Placement is one part of targeting -- the other is using colours, words, pictures and designs that are really popular with the target group. This helps to make sure that the
people the advertiser is targeting will notice the ad and pay attention

 


 

Hooks
 

These are the devices or techniques that advertisers use to appeal to the target audience. Hooks for teens and young women can include: using popular singers, actors or athletes as spokespersons; featuring "cute" animals in ads; playing tricks with you to get you to notice an ad such as by using a hologram; or, implying that you will get something you really want if you buy or use their product, like:

•   happiness

•   sex appeal

•   maturity

•   a healthy, athletic appearance

•   a slim body

•   independence and freedom from rules and restrictions

•   social acceptance

•   coolness, sophistication and style

•   romance

•   escape, time to yourself

•   relaxation

 

Messages

The message is what the ad is really saying, in words and in pictures.
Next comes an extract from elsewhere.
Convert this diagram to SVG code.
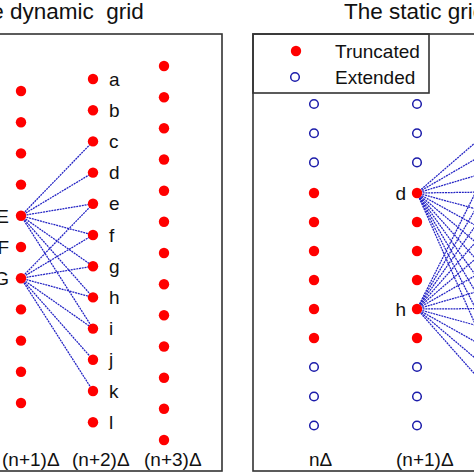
<svg xmlns="http://www.w3.org/2000/svg" width="474" height="474" viewBox="0 0 474 474">
<style>
text{font-family:"Liberation Sans",Arial,sans-serif;fill:#111}
.t{font-size:22.5px;white-space:pre}
.l{font-size:19px}
.frame{fill:none;stroke:#333;stroke-width:1.6}
.f{fill:#f00}
.o{fill:#fff;stroke:#1c1caa;stroke-width:1.5}
.c line{stroke:#2222c4;stroke-width:1.25;stroke-dasharray:2 0.8}
</style>
<defs>
<circle id="fd" r="5.2" class="f"/>
<circle id="od" r="4.3" class="o"/>
</defs>
<rect width="474" height="474" fill="#fff"/>
<text class="t" x="-35" y="19" xml:space="preserve">The dynamic  grid</text>
<text class="t" x="344" y="19">The static grid</text>
<rect class="frame" x="-10" y="34" width="232" height="437"/>
<rect class="frame" x="253" y="34" width="240" height="437"/>
<g id="legend">
<rect class="frame" x="253" y="34" width="176" height="59"/>
<use href="#fd" x="296" y="51"/>
<use href="#od" x="295" y="77"/>
<text class="l" x="335" y="58">Truncated</text>
<text class="l" x="335" y="84">Extended</text>
</g>
<g id="connectors" class="c">
<line x1="21" y1="215.8" x2="93" y2="141.4"/>
<line x1="21" y1="215.8" x2="93" y2="172.6"/>
<line x1="21" y1="215.8" x2="93" y2="203.8"/>
<line x1="21" y1="215.8" x2="93" y2="235"/>
<line x1="21" y1="215.8" x2="93" y2="266.2"/>
<line x1="21" y1="215.8" x2="93" y2="297.4"/>
<line x1="21" y1="215.8" x2="93" y2="328.6"/>
<line x1="21" y1="278.2" x2="93" y2="203.8"/>
<line x1="21" y1="278.2" x2="93" y2="235"/>
<line x1="21" y1="278.2" x2="93" y2="266.2"/>
<line x1="21" y1="278.2" x2="93" y2="297.4"/>
<line x1="21" y1="278.2" x2="93" y2="328.6"/>
<line x1="21" y1="278.2" x2="93" y2="359.8"/>
<line x1="21" y1="278.2" x2="93" y2="391"/>
<line x1="417" y1="193" x2="520" y2="104"/>
<line x1="417" y1="193" x2="520" y2="133.2"/>
<line x1="417" y1="193" x2="520" y2="162.4"/>
<line x1="417" y1="193" x2="520" y2="191.6"/>
<line x1="417" y1="193" x2="520" y2="220.8"/>
<line x1="417" y1="193" x2="520" y2="250"/>
<line x1="417" y1="193" x2="520" y2="279.2"/>
<line x1="417" y1="193" x2="520" y2="308.4"/>
<line x1="417" y1="193" x2="520" y2="337.6"/>
<line x1="417" y1="193" x2="520" y2="366.8"/>
<line x1="417" y1="193" x2="520" y2="396"/>
<line x1="417" y1="193" x2="520" y2="425.2"/>
<line x1="417" y1="309" x2="520" y2="104"/>
<line x1="417" y1="309" x2="520" y2="133.2"/>
<line x1="417" y1="309" x2="520" y2="162.4"/>
<line x1="417" y1="309" x2="520" y2="191.6"/>
<line x1="417" y1="309" x2="520" y2="220.8"/>
<line x1="417" y1="309" x2="520" y2="250"/>
<line x1="417" y1="309" x2="520" y2="279.2"/>
<line x1="417" y1="309" x2="520" y2="308.4"/>
<line x1="417" y1="309" x2="520" y2="337.6"/>
<line x1="417" y1="309" x2="520" y2="366.8"/>
<line x1="417" y1="309" x2="520" y2="396"/>
<line x1="417" y1="309" x2="520" y2="425.2"/>
</g>
<g id="col1">
<g id="n1-0"><use href="#fd" x="21" y="91"/></g>
<g id="n1-1"><use href="#fd" x="21" y="122.2"/></g>
<g id="n1-2"><use href="#fd" x="21" y="153.4"/></g>
<g id="n1-3"><use href="#fd" x="21" y="184.6"/></g>
<g id="nE"><use href="#fd" x="21" y="215.8"/><text class="l" x="9" y="222.5" text-anchor="end">E</text></g>
<g id="nF"><use href="#fd" x="21" y="247"/><text class="l" x="9" y="253.7" text-anchor="end">F</text></g>
<g id="nG"><use href="#fd" x="21" y="278.2"/><text class="l" x="9" y="284.9" text-anchor="end">G</text></g>
<g id="n1-7"><use href="#fd" x="21" y="309.4"/></g>
<g id="n1-8"><use href="#fd" x="21" y="340.6"/></g>
<g id="n1-9"><use href="#fd" x="21" y="371.8"/></g>
<g id="n1-10"><use href="#fd" x="21" y="403"/></g>
<text class="l" x="2" y="466">(n+1)Δ</text>
</g>
<g id="col2">
<g id="na"><use href="#fd" x="93" y="79"/><text class="l" x="109" y="85.5">a</text></g>
<g id="nb"><use href="#fd" x="93" y="110.2"/><text class="l" x="109" y="116.7">b</text></g>
<g id="nc"><use href="#fd" x="93" y="141.4"/><text class="l" x="109" y="147.9">c</text></g>
<g id="nd"><use href="#fd" x="93" y="172.6"/><text class="l" x="109" y="179.1">d</text></g>
<g id="ne"><use href="#fd" x="93" y="203.8"/><text class="l" x="109" y="210.3">e</text></g>
<g id="nf"><use href="#fd" x="93" y="235"/><text class="l" x="109" y="241.5">f</text></g>
<g id="ng"><use href="#fd" x="93" y="266.2"/><text class="l" x="109" y="272.7">g</text></g>
<g id="nh"><use href="#fd" x="93" y="297.4"/><text class="l" x="109" y="303.9">h</text></g>
<g id="ni"><use href="#fd" x="93" y="328.6"/><text class="l" x="109" y="335.1">i</text></g>
<g id="nj"><use href="#fd" x="93" y="359.8"/><text class="l" x="109" y="366.3">j</text></g>
<g id="nk"><use href="#fd" x="93" y="391"/><text class="l" x="109" y="397.5">k</text></g>
<g id="nl"><use href="#fd" x="93" y="422.2"/><text class="l" x="109" y="428.7">l</text></g>
<text class="l" x="72" y="466">(n+2)Δ</text>
</g>
<g id="col3">
<g id="n3-0"><use href="#fd" x="164" y="66"/></g>
<g id="n3-1"><use href="#fd" x="164" y="97.2"/></g>
<g id="n3-2"><use href="#fd" x="164" y="128.3"/></g>
<g id="n3-3"><use href="#fd" x="164" y="159.5"/></g>
<g id="n3-4"><use href="#fd" x="164" y="190.7"/></g>
<g id="n3-5"><use href="#fd" x="164" y="221.8"/></g>
<g id="n3-6"><use href="#fd" x="164" y="253"/></g>
<g id="n3-7"><use href="#fd" x="164" y="284.2"/></g>
<g id="n3-8"><use href="#fd" x="164" y="315.3"/></g>
<g id="n3-9"><use href="#fd" x="164" y="346.5"/></g>
<g id="n3-10"><use href="#fd" x="164" y="377.7"/></g>
<g id="n3-11"><use href="#fd" x="164" y="408.8"/></g>
<g id="n3-12"><use href="#fd" x="164" y="440"/></g>
<text class="l" x="144" y="466">(n+3)Δ</text>
</g>
<g id="scol1">
<g id="s1-0"><use href="#od" x="314" y="104"/></g>
<g id="s1-1"><use href="#od" x="314" y="133.2"/></g>
<g id="s1-2"><use href="#od" x="314" y="162.4"/></g>
<g id="s1-3"><use href="#fd" x="314" y="193"/></g>
<g id="s1-4"><use href="#fd" x="314" y="222"/></g>
<g id="s1-5"><use href="#fd" x="314" y="251"/></g>
<g id="s1-6"><use href="#fd" x="314" y="280"/></g>
<g id="s1-7"><use href="#fd" x="314" y="309"/></g>
<g id="s1-8"><use href="#fd" x="314" y="338"/></g>
<g id="s1-9"><use href="#od" x="314" y="367"/></g>
<g id="s1-10"><use href="#od" x="314" y="396.5"/></g>
<g id="s1-11"><use href="#od" x="314" y="425.5"/></g>
<text class="l" x="309" y="466">nΔ</text>
</g>
<g id="scol2">
<g id="s2-0"><use href="#od" x="417" y="104"/></g>
<g id="s2-1"><use href="#od" x="417" y="133.2"/></g>
<g id="s2-2"><use href="#od" x="417" y="162.4"/></g>
<g id="sd"><use href="#fd" x="417" y="193"/><text class="l" x="406" y="200" text-anchor="end">d</text></g>
<g id="s2-4"><use href="#fd" x="417" y="222"/></g>
<g id="s2-5"><use href="#fd" x="417" y="251"/></g>
<g id="s2-6"><use href="#fd" x="417" y="280"/></g>
<g id="sh"><use href="#fd" x="417" y="309"/><text class="l" x="406" y="316" text-anchor="end">h</text></g>
<g id="s2-8"><use href="#fd" x="417" y="338"/></g>
<g id="s2-9"><use href="#od" x="417" y="367"/></g>
<g id="s2-10"><use href="#od" x="417" y="396.5"/></g>
<g id="s2-11"><use href="#od" x="417" y="425.5"/></g>
<text class="l" x="396" y="466">(n+1)Δ</text>
</g>
</svg>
Some of the cigarette advertisers' messages are:

•   smoking can help you control your weight (super-slim models, super-slim names such as Virginia Slims, DuMaurier Lights)

•   smoking is healthy (fit-looking models doing athletic activities)

•   smoking is clean (models in pure white bathrooms, people in natural, clean environments such as mountain-tops and lakesides)

•   women who smoke are modem, strong-willed individuals (you've come a long way, baby)

•   smoking is stylish and cool (models in elegant, fashionable clothing)

•   smoking is exotic and romantic (models photographed through filters, in exotic settings)

•   smoking makes you attractive to guys (models looking ecstatic with one or more gorgeous men)

Repetition

How often you see an ad is a good way of telling how hard the advertiser is trying to get you to buy their product.

The number of times an ad appears in your favourite magazine or on your favourite TV shows; how many times you see the same billboard ad on your way to school in the bus this is called "frequency" in the ad biz. It's a well known fact that the more often you see a brand name, the more likely you are to eventually buy it. So, advertisers pay more for more "frequency."